Imagine waking up and finding out that your local TD or County Councillor had written to your bank asking them not to loan you money.
Now imagine that it wasn’t your local TD or Councillor, but a senior member of the European Parliament, and that this letter to your bank – asking them to deny you a loan – was even written in the official headed paper of the European Parliament.
Unfortunately for the young farmers of Ireland, they do not have to imagine, because that is precisely what Irish Green Party MEP, Ciaran Cuffe did.
It has generated outrage among young farmer organisations such as Macra na Feirme and indeed within the wider agricultural sector.
But it has also enraged the normally compliant, ‘yes, Minister Ryan, how many bags full Minister Ryan’ brigade in Fianna Fáil and Fine Gael and it has reignited concerns that the Greens are, how shall we say, getting too big for their boots, when it comes to dominating government policy.
The background here for those who are not aware is that two weeks ago, Ciaran Cuffe, the Green Party MEP for Dublin, wrote to Bank of Ireland explicitly ‘requesting’ them not to support lending to young farmers who are currently engaged in what Mr Cuffe describes as ‘carbon-intensive’ farm practices.
That means dairy farming, the kind that puts milk and butter and cheese on our tables, or increasing the herd to produce beef, which most Irish people still eat for both taste and health benefits.
Cuffe also advised Bank of Ireland – a tax-payer bailed out bank – to think twice when it comes to loaning money to young famers who may wish to pursue growth in their livestock enterprises.
It took until yesterday for MEP Cuffe to belatedly back-track and admit that he was wrong to “single out young farmers” and that really, we are in all this carbon reduction business together.
Give me a break.
If any other member of parliament or even the Dáil or Seanad took two weeks to climb down, there would be outrage. But the Greens seem to believe they operate on a higher moral plane than the rest of us poor mortals.
They want us to believe that action they take is for the common-good, and that if that means saddling young farmers with crippling debt because they cannot get a loan, well, tough luck on them, I guess.
This sorry excuse for an apology is just not good enough.
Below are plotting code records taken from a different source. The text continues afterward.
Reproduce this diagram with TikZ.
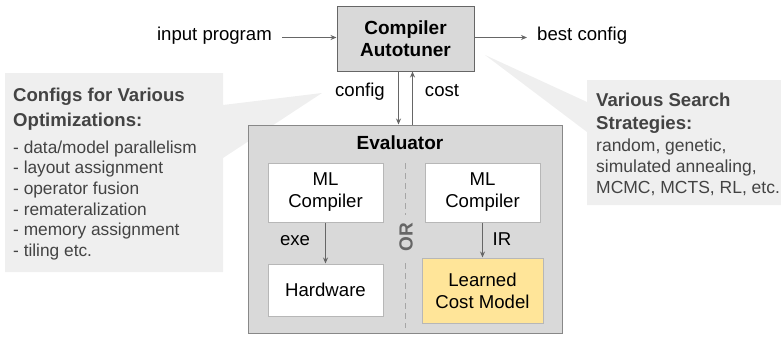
\documentclass[tikz,border=0pt]{standalone}
\usepackage{fontspec}
\setmainfont{Liberation Sans}
\usetikzlibrary{arrows.meta}

\definecolor{boxgray}{HTML}{D9D9D9}
\definecolor{boxline}{HTML}{666666}
\definecolor{evalline}{HTML}{888888}
\definecolor{innerline}{HTML}{B7B7B7}
\definecolor{callgray}{HTML}{EFEFEF}
\definecolor{calltext}{HTML}{434343}
\definecolor{wiregray}{HTML}{666666}
\definecolor{costyellow}{HTML}{FFE599}

\newcommand{\lblfont}{\fontsize{18.6}{22}\selectfont}
\newcommand{\titlefont}{\fontsize{19}{22}\selectfont\bfseries}
\newcommand{\listfont}{\fontsize{17.3}{20.7}\selectfont}

\begin{document}
\begin{tikzpicture}[x=1pt,y=-1pt,
    box/.style={draw=boxline, fill=boxgray, line width=1pt, align=center, inner sep=0pt, font=\lblfont},
    inbox/.style={box, fill=white, draw=innerline, minimum width=115pt},
    wire/.style={draw=wiregray, line width=1pt, -{Stealth[length=6pt,width=5pt]}},
    lbl/.style={font=\lblfont, inner sep=0pt},
    calltxt/.style={inner sep=0pt, align=left, text=calltext}]
  \useasboundingbox (0,0) rectangle (781,337);

  % callout shapes behind everything
  \fill[callgray] (5,73) -- (223,73) -- (223,105) -- (322,93) -- (223,158)
    -- (223,272) -- (5,272) -- cycle;
  \fill[callgray] (587,80) -- (781,80) -- (781,205) -- (587,205) -- (587,132)
    -- (485,55) -- (587,102) -- cycle;

  % autotuner and in/out
  \node[box, minimum width=137pt, minimum height=64pt, font=\titlefont] (tuner) at (405.5,39) {Compiler\\Autotuner};
  \node[lbl, anchor=mid east] (inp) at (272,37.5) {input program};
  \node[lbl, anchor=mid west] (best) at (537,37.5) {best config};
  \draw[wire] ([xshift=10pt]inp.mid east) -- (inp.mid east -| tuner.west);
  \draw[wire] (tuner.east |- best.mid west) -- ([xshift=-10pt]best.mid west);

  % evaluator
  \node[box, draw=evalline, minimum width=314pt, minimum height=208pt] (eval) at (405,229) {};
  \node[lbl, font=\titlefont, anchor=base] (evallbl) at (400,149) {Evaluator};
  \node[inbox, minimum height=59pt] (mlcl) at (325.5,192.5) {ML\\Compiler};
  \node[inbox, minimum height=52pt] (hw) at (325.5,290) {Hardware};
  \node[inbox, minimum height=59pt] (mlcr) at (482.5,192.5) {ML\\Compiler};
  \node[inbox, fill=costyellow, minimum width=121pt, minimum height=65pt] (lcm) at (482.5,290.5) {Learned\\Cost Model};

  \draw[wire] (mlcl) -- (hw);
  \draw[wire] (mlcr) -- (lcm);
  \node[lbl, anchor=base] (exe) at (295,245) {exe};
  \node[lbl, anchor=base] (ir) at (502,245) {IR};

  % OR divider
  \coordinate (ortop) at (405,163);
  \coordinate (orbot) at (405,328);
  \draw[draw=gray!70, line width=1pt, dash pattern=on 6pt off 4pt] (ortop) -- (orbot);
  \node[fill=boxgray, rotate=90, inner xsep=8pt, inner ysep=1pt, text=wiregray, font=\titlefont] (or) at (406,237) {OR};

  % config / cost
  \draw[wire] ([xshift=-7pt]tuner.south) -- ([xshift=-7pt]tuner.south |- eval.north);
  \draw[wire] ([xshift=7pt]tuner.south |- eval.north) -- ([xshift=7pt]tuner.south);
  \node[lbl, anchor=base] (cfg) at (360,96) {config};
  \node[lbl, anchor=base] (cost) at (442,96) {cost};

  % callout texts (base = last line)
  \node[calltxt, font=\fontsize{18.6}{25}\selectfont\bfseries, anchor=base west] (cfgtitle) at (13,126.5) {Configs for Various\\Optimizations:};
  \node[calltxt, font=\listfont, anchor=base west] (cfglist) at (13,256.5) {- data/model parallelism\\- layout assignment\\- operator fusion\\- remateralization\\- memory assignment\\- tiling etc.};
  \node[calltxt, font=\fontsize{18.6}{23}\selectfont\bfseries, anchor=base west] (srchtitle) at (596,129.5) {Various Search\\Strategies:};
  \node[calltxt, font=\fontsize{17.5}{21}\selectfont, anchor=base west] (srchlist) at (596,193.5) {random, genetic,\\simulated annealing,\\MCMC, MCTS, RL, etc.};
\end{tikzpicture}
\end{document}
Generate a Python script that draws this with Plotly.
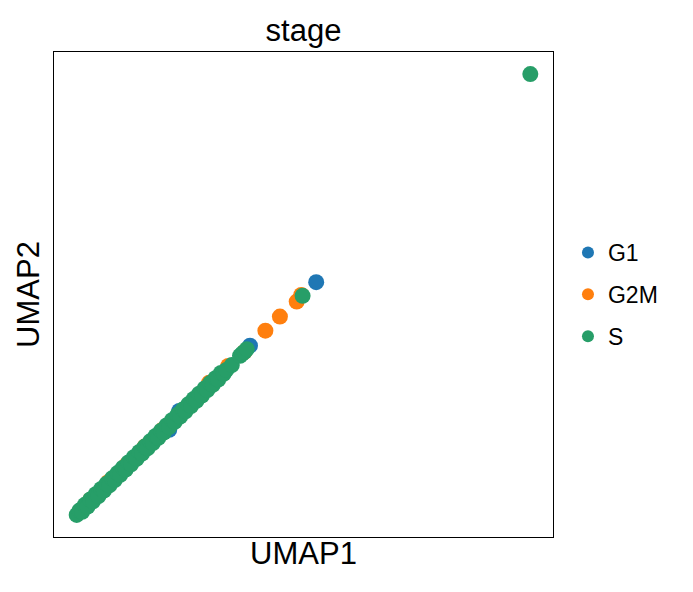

For myself and for many other rural TD’s such as my colleagues in the Rural Independent Group, the actions taken by MEP Cuffe were a clear window into the ruthlessness, viciousness and duplicity that characterises the Green Party when it comes to agriculture and young farmers.
They scream about ‘engagement’ and ‘voluntary diversification’ when it comes to ‘transitioning’ away from carbon intensive practices, all the while completely ignoring the enormous efforts that farmers are making in these areas anyway.
What this letter reveals, is that behind the scenes the party and its most senior members are more than willing to use the institutional muscle of the pillar banks to wreak havoc with the lives of young farmers.
It was a disgraceful and quite frankly, a disgusting act of financial sabotage.
Will it be the last time that we see the Greens engage in this kind of stealth undermining of young farmers who may not wish to sing the Green Party’s tune?
Not on your life.
Carol Nolan is an Independent TD for the constituency of Laois Offaly and is a member of the Dáil Rural Independent Group.